Calls to duty separate a local family

Two months after daughter returns, father is deployed.
Friday, March 19, 2004 | 12:00 a.m. CST; updated 10:12 p.m. CDT, Monday, July 21, 2008

Roberta Howell, a member of the Missouri National Guard’s 1139th Battalion, returned home from Iraq on Jan. 16. Since then, she has been working with National Guard recruits at The Armory in Columbia and waiting to go to college in Warrensburg.

But what she really wants to do is return to Iraq.

“I felt like I was actually doing something,” Howell said.

Roberta’s father, Tom, was deployed Sunday with 55 other Missouri National Guardsmen from the 128th Battalion, which is based in Columbia. The unit headed to Fort Lewis, Wash., for 25 days of training and will eventually be stationed at Dugway Proving Ground in Utah.

Meanwhile, with the Iraq war a year old now and National Guard troops facing the prospect of longer deployments, Leona Howell — Tom’s wife and Roberta’s mother — takes it in stride.

“I come from enough of a military family to know when Uncle Sam calls, you go,” Leona Howell said.

Since her husband joined the National Guard in 1980, Howell has learned to rely on friends, neighbors and her other children for help with day-to-day problems, such as a car that sometimes won’t start. Despite having two family members gone, Howell is not worried about herself but about others who have loved ones in harm’s way.

“I feel for the ones who’ve got little kids and can’t get away from the stress,” she said.

Roberta Howell, 24, joined the Guard when she was 17. Last February, with talk of a U.S. invasion of Iraq dominating the news, she wasn’t surprised when her unit was deployed. The 1139th received its orders to go to Iraq a few months later, on Mother’s Day.
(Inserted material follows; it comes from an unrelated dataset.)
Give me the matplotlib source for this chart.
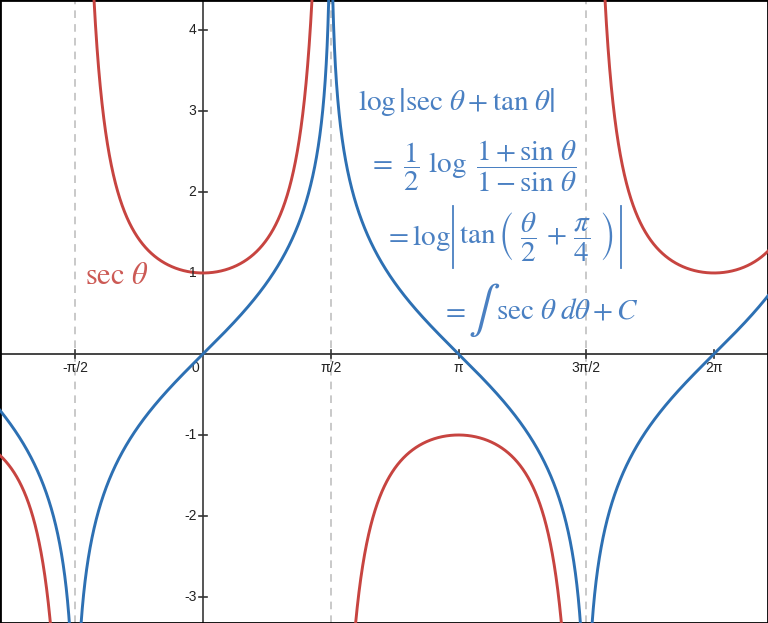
import numpy as np
import matplotlib.pyplot as plt
from matplotlib.lines import Line2D

plt.rcParams["mathtext.fontset"] = "stix"
plt.rcParams["font.family"] = ["Liberation Sans", "DejaVu Sans"]

RED = "#c74440"
BLUE = "#2d70b3"
TEXT_RED = "#cc5a55"
TEXT_BLUE = "#4a80c2"

x_ticks = [-np.pi / 2, 0, np.pi / 2, np.pi, 3 * np.pi / 2, 2 * np.pi]
x_labels = ["-π/2", "0", "π/2", "π", "3π/2", "2π"]
y_ticks = [-3, -2, -1, 1, 2, 3, 4]
asymptotes = [-np.pi / 2, np.pi / 2, 3 * np.pi / 2]

x_min, x_max = -2.496, 6.947
y_min, y_max = -3.321, 4.370

formula_lines = [
    r"$\log\left|\sec\,\theta+\tan\,\theta\right|$",
    r"$=\ \dfrac{1}{2}\ \log\ \dfrac{1+\sin\,\theta}{1-\sin\,\theta}$",
    r"$=\log$",
    r"$\tan\left(\ \dfrac{\theta}{2}\,+\,\dfrac{\pi}{4}\ \right)$",
    r"$=$",
    r"$\int$",
    r"$\sec\,\theta\;d\theta+C$",
]
# left edge / vertical centre of each piece, in figure pixels
formula_pos = [(358, 102), (368, 166), (384, 238), (459, 238),
               (441, 310), (468, 310), (496, 310)]
formula_size = [21, 21, 21, 21, 21, 34, 21]
# thin absolute-value bars of line 3: x, y_top, y_bottom (pixels)
abs_bars = [(453, 206, 268), (621, 206, 268)]


def split_at_poles(x, y):
    y = y.copy()
    for a in asymptotes:
        y[np.argmin(np.abs(x - a))] = np.nan
    y[np.abs(y) > 50] = np.nan
    return y


theta = np.linspace(x_min, x_max, 20001)
for a in asymptotes:
    theta = np.sort(np.append(theta, a))
sec_vals = split_at_poles(theta, 1 / np.cos(theta))
with np.errstate(divide="ignore", invalid="ignore"):
    logsec_vals = split_at_poles(theta, np.log(np.abs(1 / np.cos(theta) + np.tan(theta))))

fig = plt.figure(figsize=(7.68, 6.23), dpi=100)
ax = fig.add_axes([0, 0, 1, 1])
ax.set_xlim(x_min, x_max)
ax.set_ylim(y_min, y_max)
ax.set_xticks([])
ax.set_yticks([])
for s in ax.spines.values():
    s.set_color("black")
    s.set_linewidth(2)

for a in asymptotes:
    ax.axvline(a, color="#bbbbbb", lw=1.1, ls=(0, (5, 4)), zorder=1)
ax.axhline(0, color="#444444", lw=1.4, zorder=2)
ax.axvline(0, color="#555555", lw=1.4, zorder=2)

ax.plot(theta, sec_vals, color=RED, lw=2.1, zorder=3)
ax.plot(theta, logsec_vals, color=BLUE, lw=2.1, zorder=4)

for xt, lab in zip(x_ticks, x_labels):
    if xt != 0:
        ax.plot([xt, xt], [-0.05, 0.05], color="#333333", lw=1.2, zorder=2)
        ax.text(xt, -0.17, lab, ha="center", va="center", fontsize=10, color="#222222")
ax.text(-0.04, -0.17, "0", ha="right", va="center", fontsize=10, color="#222222")
for yt in y_ticks:
    ax.plot([-0.05, 0.05], [yt, yt], color="#333333", lw=1.2, zorder=2)
    ax.text(-0.08, yt, str(yt), ha="right", va="center", fontsize=10, color="#222222")

ax.text(-1.06, 0.96, r"$\sec\,\theta$", color=TEXT_RED, fontsize=22,
        ha="center", va="center")

for line, (px, py), fs in zip(formula_lines, formula_pos, formula_size):
    fig.text(px / 768, 1 - py / 623, line, color=TEXT_BLUE, fontsize=fs,
             ha="left", va="center")
for bx, top, bot in abs_bars:
    fig.add_artist(Line2D([bx / 768, bx / 768], [1 - top / 623, 1 - bot / 623],
                          transform=fig.transFigure, color=TEXT_BLUE, lw=1.3))

fig.savefig("out.png", dpi=100)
“I always expected that was part of the package of being in the Guard,” she said.

Roberta was a military police officer in Baghdad. She also trained new Iraqi police officers. It was potentially a very dangerous job, she said. One day, a police station was destroyed by a bomb hidden in a car driven by a person wearing an Iraqi police uniform.

“Some of the people really wanted to make Baghdad a better place, and some were corrupt,” Roberta Howell said. “It makes it hard for everybody else because they don’t know who they can trust.”

Roberta’s deployment to Iraq was difficult for her mother.

“Any time the TV comes on your eyes are glued to see if they are on it,” Leona Howell said.

Howell later learned that her daughter purposefully hid from news cameras. She didn’t want people to see her face because they were in a rough area of Baghdad, and it could have put her in danger.

She is happy Roberta is home — so happy, she and her husband drove up to Fort Riley to see her the moment she returned from Baghdad. The possibility that both her daughter and her husband could be called to duty in Iraq is something she is prepared to face.

“I feel like we’ve gotten into this and we can’t pull out,” she said. “ I don’t feel we can leave those people.”